What troubles me the most is the future. What if this way of being comes up one day? What if people realize? To which, Seneca said: the past is certain, present is short an difficult to catch, the future is uncertain. So, focus on the present, if that's good, then don't worry about the future too much because that will kill your present.

I think Letters to Lucilius is a very good therapy book...




> I am going to go stoic on this and say that if you are successful despite ADHD, then that's you and you just need to accept it.

I do. It's just easier said than done.


True that. Part of the walk of life is learning dealing with ourselves.


It's been discussed before in my therapy sessions.

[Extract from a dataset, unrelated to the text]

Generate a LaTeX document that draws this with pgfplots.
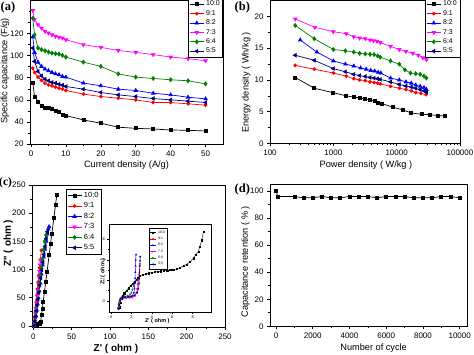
\documentclass[border=0pt]{standalone}
\usepackage{pgfplots}
\pgfplotsset{compat=1.18}
\usepackage{fontspec}
\setmainfont{Liberation Sans}
\newfontfamily\serifb{Liberation Serif}
\definecolor{navy5}{RGB}{0,0,128}
\definecolor{green5}{RGB}{0,128,0}
\definecolor{mag5}{RGB}{255,0,255}
\pgfplotsset{
 panel/.style={
  scale only axis, anchor=south west,
  axis line style={line width=0.7pt, black},
  tick pos=left, tick align=outside,
  major tick length=3pt, minor tick length=1.6pt,
  every tick/.style={black, line width=0.6pt},
  tick label style={font=\fontsize{8}{9}\selectfont},
  label style={font=\fontsize{9.2}{10}\selectfont},
  /pgf/number format/assume math mode=true,
  /pgf/number format/1000 sep={},
  scaled ticks=false,
  legend cell align=left,
  every axis plot/.append style={line width=0.7pt},
 },
 s10/.style={black, mark=square*, mark size=1.5pt},
 s91/.style={red, mark=*, mark size=1.5pt},
 s82/.style={blue, mark=triangle*, mark size=2pt},
 s73/.style={mag5, mark=triangle*, mark options={rotate=180}, mark size=2pt},
 s64/.style={green5, mark=diamond*, mark size=2pt},
 s55/.style={navy5, mark=triangle*, mark options={rotate=90}, mark size=2pt},
 biglegend/.style={legend style={font=\fontsize{7}{7}\selectfont, draw=black, line width=0.5pt,
   inner sep=1pt, row sep=-1pt, fill=white}},
}
\pgfplotsset{legend image code/.code={\draw[mark repeat=2, mark phase=2, #1] plot coordinates {(0pt,0pt) (7pt,0pt) (14pt,0pt)};}}
\begin{document}
\begin{tikzpicture}[x=1pt,y=1pt]
\useasboundingbox (0,0) rectangle (474,355);
\clip (0,0) rectangle (474,355);
% ---------------- (a)
\begin{axis}[panel, biglegend, at={(30pt,211pt)}, width=193pt, height=144pt,
  xmin=-0.3, xmax=55, ymin=20, ymax=150.5,
  xtick={0,10,...,50}, ytick={20,40,...,140}, minor x tick num=1, minor y tick num=1,
  xlabel={Current density (A/g)}, ylabel={Specific capacitance (F/g)},
  xlabel style={at={(axis description cs:0.5,-0.146)}, anchor=center},
  ylabel style={at={(axis description cs:-0.13,0.507)}, anchor=center},
  legend style={at={(rel axis cs:1,1.015)}, anchor=north east}]
\addplot[s10] coordinates {(0.5,75.8)(1,63)(2,58.5)(3,54.5)(4,53)(5,52.4)(6,51.5)(7,50.3)(8,48.8)(9,46.7)(10,45.8)(15,41.8)(20,38.8)(25,35.2)(30,34.2)(35,33.6)(40,32.7)(45,32.4)(50,31.8)};
\addplot[s91] coordinates {(0.5,88.8)(1,84.8)(2,80.6)(3,77.6)(4,75.2)(5,73.6)(6,72.7)(7,71.5)(8,70.6)(9,69.7)(10,68.5)(15,65.2)(20,63)(25,61.5)(30,60)(35,57.6)(40,57.6)(45,56.4)(50,55.2)};
\addplot[s82] coordinates {(0.5,117)(1,103)(2,94)(3,90.3)(4,87.9)(5,86.4)(6,84.8)(7,83.6)(8,82.7)(9,81.2)(10,80.6)(15,75.2)(20,72.7)(25,69.7)(30,68.5)(35,66)(40,64.5)(45,62.4)(50,60.9)};
\addplot[s73] coordinates {(0.5,141)(1,132.7)(2,128)(3,125)(4,122)(5,120.6)(6,119)(7,117.6)(8,116.7)(9,116)(10,114.5)(15,110)(20,107.6)(25,104.8)(30,103)(35,101)(40,98.8)(45,97.3)(50,95.5)};
\addplot[s64] coordinates {(0.5,134)(1,119)(2,107)(3,105.5)(4,104.5)(5,103.3)(6,102.4)(7,101.8)(8,101.5)(9,100.3)(10,98.8)(15,94.2)(20,90.3)(25,83.6)(30,80.6)(35,79.4)(40,78.2)(45,77.3)(50,74.5)};
\addplot[s55] coordinates {(0.5,107)(1,94.8)(2,85.8)(3,81.8)(4,78.8)(5,77.3)(6,75.8)(7,75.2)(8,74.2)(9,73.3)(10,72.1)(15,69.7)(20,66.7)(25,64.5)(30,63)(35,61.2)(40,60)(45,58.8)(50,57.6)};
\legend{10:0,9:1,8:2,7:3,6:4,5:5}
\end{axis}
% ---------------- (b)
\begin{axis}[panel, biglegend, xmode=log, at={(270pt,211.5pt)}, width=190pt, height=143.5pt,
  xmin=100, xmax=100000, ymin=0, ymax=22.6,
  xtick={100,1000,10000,100000}, ytick={0,5,...,20}, minor y tick num=1,
  log ticks with fixed point,
  xlabel={Power density ( W/kg )}, ylabel={Energy density ( Wh/kg )},
  xlabel style={at={(axis description cs:0.505,-0.15)}, anchor=center},
  ylabel style={at={(axis description cs:-0.125,0.425)}, anchor=center},
  legend style={at={(rel axis cs:1,1.015)}, anchor=north east}]
\addplot[s10] coordinates {(250,10.4)(500,8.7)(1000,8.0)(1600,7.5)(2100,7.3)(2600,7.2)(3200,7.0)(3800,6.9)(4500,6.7)(5100,6.4)(5800,6.3)(8800,5.7)(12500,5.3)(17000,4.8)(25000,4.6)(33000,4.55)(45000,4.4)(57000,4.35)};
\addplot[s91] coordinates {(250,12.3)(500,11.7)(1000,11.1)(1600,10.6)(2100,10.2)(2600,10.0)(3200,9.9)(3800,9.7)(4400,9.6)(5000,9.5)(5500,9.4)(8000,9.0)(11000,8.7)(14000,8.5)(17000,8.3)(20000,8.0)(24000,7.9)(29000,7.7)};
\addplot[s82] coordinates {(300,16.3)(550,14.4)(1000,13.0)(1550,12.5)(2100,12.2)(2700,11.9)(3300,11.7)(3900,11.5)(4500,11.4)(5100,11.2)(5600,11.1)(8000,10.3)(11000,10.0)(14000,9.7)(17000,9.5)(20000,9.2)(23500,9.0)(27000,8.8)(29500,8.5)};
\addplot[s73] coordinates {(250,19.6)(510,18.3)(1000,17.6)(1600,17.3)(2100,16.8)(2600,16.6)(3200,16.5)(3800,16.3)(4300,16.2)(4900,16.1)(5500,15.9)(8000,15.3)(11000,14.8)(14000,14.5)(18000,14.2)(22000,13.9)(26000,13.5)(29500,13.2)};
\addplot[s64] coordinates {(250,18.6)(500,16.5)(1000,14.8)(1550,14.6)(2100,14.4)(2600,14.2)(3200,14.1)(3800,14.05)(4400,14.0)(5000,13.8)(5500,13.6)(8000,13.0)(11000,12.5)(13500,11.6)(16500,11.1)(20000,11.0)(23500,10.9)(27000,10.6)(29500,10.3)};
\addplot[s55] coordinates {(250,13.9)(500,13.1)(1000,11.8)(1550,11.3)(2100,10.9)(2600,10.7)(3200,10.55)(3800,10.4)(4400,10.3)(5000,10.2)(5500,10.1)(8000,9.7)(11000,9.3)(14000,9.05)(17000,8.9)(20000,8.7)(23500,8.5)(27000,8.3)(29500,8.1)};
\legend{10:0,9:1,8:2,7:3,6:4,5:5}
\end{axis}
% ---------------- (c)
\begin{axis}[panel, at={(32pt,28pt)}, width=193pt, height=142pt,
  xmin=-1.7, xmax=250, ymin=-2, ymax=250,
  xtick={0,50,...,250}, ytick={0,50,...,250}, minor x tick num=1, minor y tick num=1,
  label style={font=\fontsize{10}{11}\selectfont\bfseries},
  xlabel={Z\textquotesingle{} ( ohm )}, ylabel={Z\textquotesingle\textquotesingle{} ( ohm )},
  xlabel style={at={(axis description cs:0.435,-0.155)}, anchor=center},
  ylabel style={at={(axis description cs:-0.123,0.59)}, anchor=center},
  legend style={at={(axis description cs:0.176,0.972)}, anchor=north west,
   font=\fontsize{7.5}{8}\selectfont, draw=black, line width=0.5pt, inner sep=1pt, row sep=-0.3pt}]
\addplot[s10] coordinates {(1,0)(2,1)(3,1.5)(4,2)(5,2.5)(6,2.8)(7,3)(8,3.5)(9,5)(9.6,7.7)(10.8,20)(11.8,31)(12.9,43)(14.6,61)(16.3,79)(17.9,96)(20.7,126)(22.5,146)(24.2,164)(26.8,191)(28.9,214)(30.6,232)};
\addplot[s91] coordinates {(1,0)(1.5,5)(2,10)(2.5,17)(3,25)(3.5,33)(4.2,43)(5,55)(5.8,66)(6.5,78)(7.3,90)(8.2,103)(9.2,117)(10.5,134)};
\addplot[s82] coordinates {(1.5,0)(2.5,8)(3.5,18)(4.5,28)(5.5,39)(6.5,50)(7.7,62)(9,76)(10.5,92)(12,108)(13.5,122)(15,136)(16.7,150)(18.2,163)(19.5,172)(20.6,176)};
\addplot[s73] coordinates {(1,0)(1.6,6)(2.2,13)(2.8,21)(3.5,30)(4.2,40)(5,52)(5.8,63)(6.6,75)(7.3,87)(8,97)(8.8,108)(9.5,117)};
\addplot[s64] coordinates {(1,0)(1.8,7)(2.6,15)(3.5,25)(4.5,36)(5.5,48)(6.5,60)(7.7,74)(9,89)(10.3,104)(11.7,119)(13.2,135)(14.8,150)(16.5,161)};
\addplot[s55] coordinates {(1,0)(2,8)(3,17)(4,27)(5,37)(6,47)(7.2,59)(8.5,72)(9.8,85)(11.2,99)(12.6,113)(14,127)(15.5,141)(17,155)(18.5,167)};
\legend{10:0,9:1,8:2,7:3,6:4,5:5}
\end{axis}
% ---------------- (c) inset
\begin{axis}[panel, at={(109pt,43pt)}, width=102.7pt, height=87.7pt,
  axis background/.style={fill=white},
  axis line style={line width=0.5pt, black},
  xmin=-0.2, xmax=9.87, ymin=-1.07, ymax=7.45,
  xtick={0,2,4,6,8}, ytick={0,2,4,6}, minor x tick num=1, minor y tick num=1,
  major tick length=1.6pt, minor tick length=0.9pt, every tick/.style={black, line width=0.4pt},
  tick label style={font=\fontsize{4}{4}\selectfont}, xticklabel style={yshift=1pt}, yticklabel style={xshift=1pt},
  label style={font=\fontsize{5.5}{6}\selectfont\bfseries},
  xlabel={Z\textquotesingle{} ( ohm )}, ylabel={Z\textquotesingle\textquotesingle{} ( ohm )},
  xlabel style={at={(axis description cs:0.47,-0.105)}, anchor=center},
  ylabel style={at={(axis description cs:-0.06,0.46)}, anchor=center},
  every axis plot/.append style={line width=0.4pt},
  s10/.style={black, mark=square*, mark size=0.6pt},
  s91/.style={red, mark=*, mark size=0.6pt},
  s82/.style={blue, mark=triangle*, mark size=0.8pt},
  s73/.style={mag5, mark=triangle*, mark options={rotate=180}, mark size=0.8pt},
  s64/.style={green5, mark=diamond*, mark size=0.8pt},
  s55/.style={navy5, mark=triangle*, mark options={rotate=90}, mark size=0.8pt},
  legend image code/.code={\draw[mark repeat=2, mark phase=2, #1] plot coordinates {(0pt,0pt) (3pt,0pt) (6pt,0pt)};},
  legend style={at={(axis description cs:0.39,0.958)}, anchor=north west,
   font=\fontsize{3.5}{3.5}\selectfont, draw=black, line width=0.3pt, inner sep=0.5pt, row sep=-1.6pt}]
\addplot[s10] coordinates {(0.85,-0.6)(0.9,-0.2)(1.0,0.2)(1.15,0.5)(1.3,0.75)(1.5,1.0)(1.7,1.25)(1.9,1.45)(2.1,1.7)(2.3,1.9)(2.5,2.1)(2.65,2.3)(2.8,2.45)(3.1,2.55)(3.4,2.63)(3.7,2.7)(4.0,2.76)(4.3,2.81)(4.6,2.86)(4.9,2.9)(5.2,2.93)(5.5,2.96)(5.8,3.0)(6.1,3.05)(6.4,3.1)(6.76,3.23)(7.1,3.4)(7.4,3.56)(7.75,3.8)(8.07,4.15)(8.3,4.47)(8.56,4.8)(8.7,5.3)(8.9,5.9)(9.05,6.7)};
\addplot[s91] coordinates {(0.75,-0.6)(0.8,-0.2)(0.9,0.15)(1.1,0.3)(1.4,0.35)(1.7,0.38)(2.0,0.4)(2.3,0.5)(2.5,0.75)(2.6,1.1)(2.65,1.6)(2.7,2.1)(2.75,2.6)(2.8,3.1)(2.85,3.6)};
\addplot[s82] coordinates {(0.7,-0.7)(0.75,-0.3)(0.85,0.1)(1.0,0.3)(1.3,0.35)(1.6,0.36)(1.9,0.4)(2.1,0.5)(2.25,0.8)(2.3,1.2)(2.33,1.7)(2.36,2.2)(2.38,2.8)(2.4,3.4)(2.42,4.0)(2.45,4.5)};
\addplot[s73] coordinates {(0.8,-0.5)(0.85,-0.1)(0.95,0.15)(1.2,0.25)(1.5,0.28)(1.8,0.3)(2.1,0.35)(2.35,0.5)(2.5,0.8)(2.55,1.2)(2.6,1.6)(2.65,2.0)};
\addplot[s64] coordinates {(0.7,-0.6)(0.75,-0.2)(0.85,0.15)(1.0,0.35)(1.3,0.45)(1.6,0.5)(1.85,0.6)(2.0,0.8)(2.1,1.1)(2.2,1.5)};
\addplot[s55] coordinates {(0.75,-0.8)(0.8,-0.4)(0.9,0.05)(1.1,0.3)(1.4,0.38)(1.7,0.42)(2.0,0.45)(2.3,0.55)(2.55,0.8)(2.7,1.2)(2.75,1.7)(2.78,2.2)(2.8,2.8)(2.82,3.4)(2.84,3.9)(2.86,4.3)};
\legend{10:0,9:1,8:2,7:3,6:4,5:5}
\end{axis}
% ---------------- (d)
\begin{axis}[panel, at={(270pt,28.7pt)}, width=197pt, height=142pt,
  xmin=-327, xmax=10398, ymin=0, ymax=105,
  xtick={0,2000,...,10000}, ytick={0,20,...,100}, minor x tick num=1, minor y tick num=1,
  xlabel={Number of cycle}, ylabel={Capacitance retention ( \% )},
  xlabel style={at={(axis description cs:0.526,-0.155)}, anchor=center},
  ylabel style={at={(axis description cs:-0.125,0.455)}, anchor=center}]
\addplot[s10] coordinates {(0,100)(100,96)(1000,96)(1500,95)(2000,95)(2500,96)(3000,95)(3500,95)(4000,96)(4500,96)(5000,96)(5500,95)(6000,96)(6500,96)(7000,96)(7500,95)(8000,95)(8500,95)(9000,96)(9500,96)(10000,95)};
\end{axis}
% panel letters
\fill[white] (0,339) rectangle (28.5,355);
\node[anchor=north west, inner sep=0pt, font=\serifb\bfseries\fontsize{12.5}{13}\selectfont] at (0.5,353) {(a)};
\node[anchor=north west, inner sep=0pt, font=\serifb\bfseries\fontsize{12.5}{13}\selectfont] at (234.5,353) {(b)};
\node[anchor=north west, inner sep=0pt, font=\serifb\bfseries\fontsize{11.5}{12}\selectfont] at (-1,178) {(c)};
\node[anchor=north west, inner sep=0pt, font=\serifb\bfseries\fontsize{12.5}{13}\selectfont] at (234.5,171) {(d)};
\end{tikzpicture}
\end{document}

Which, if you'll forgive me, is odd to openly talk about therapy sessions. But honestly, the more I've thought about this, I've wished that others had been open about their conditions. It's nothing I should be ashamed of. There is a stigma about seeing a therapist, but their shouldn't be.

It's part of the reason I try to share my own stories about ADHD and OCD. I think it's something, especially in this industry, that people ignore or don't know about. ADHD is something for hyperactive kids, not adults! =)


Thank you for opening up - I just took an online ADD test after your comments, and while it does look like a broad diagnosis, if there are options beyond my own coping mechanisms I want to know!

As for therapy - don't worry, I go myself and as well as helping me look at how I got here, I am pretty sure it is a worthwhile career to take up after I retire - what started as a therapy session is looking like life coaching and business coaching. I think the stigma will die.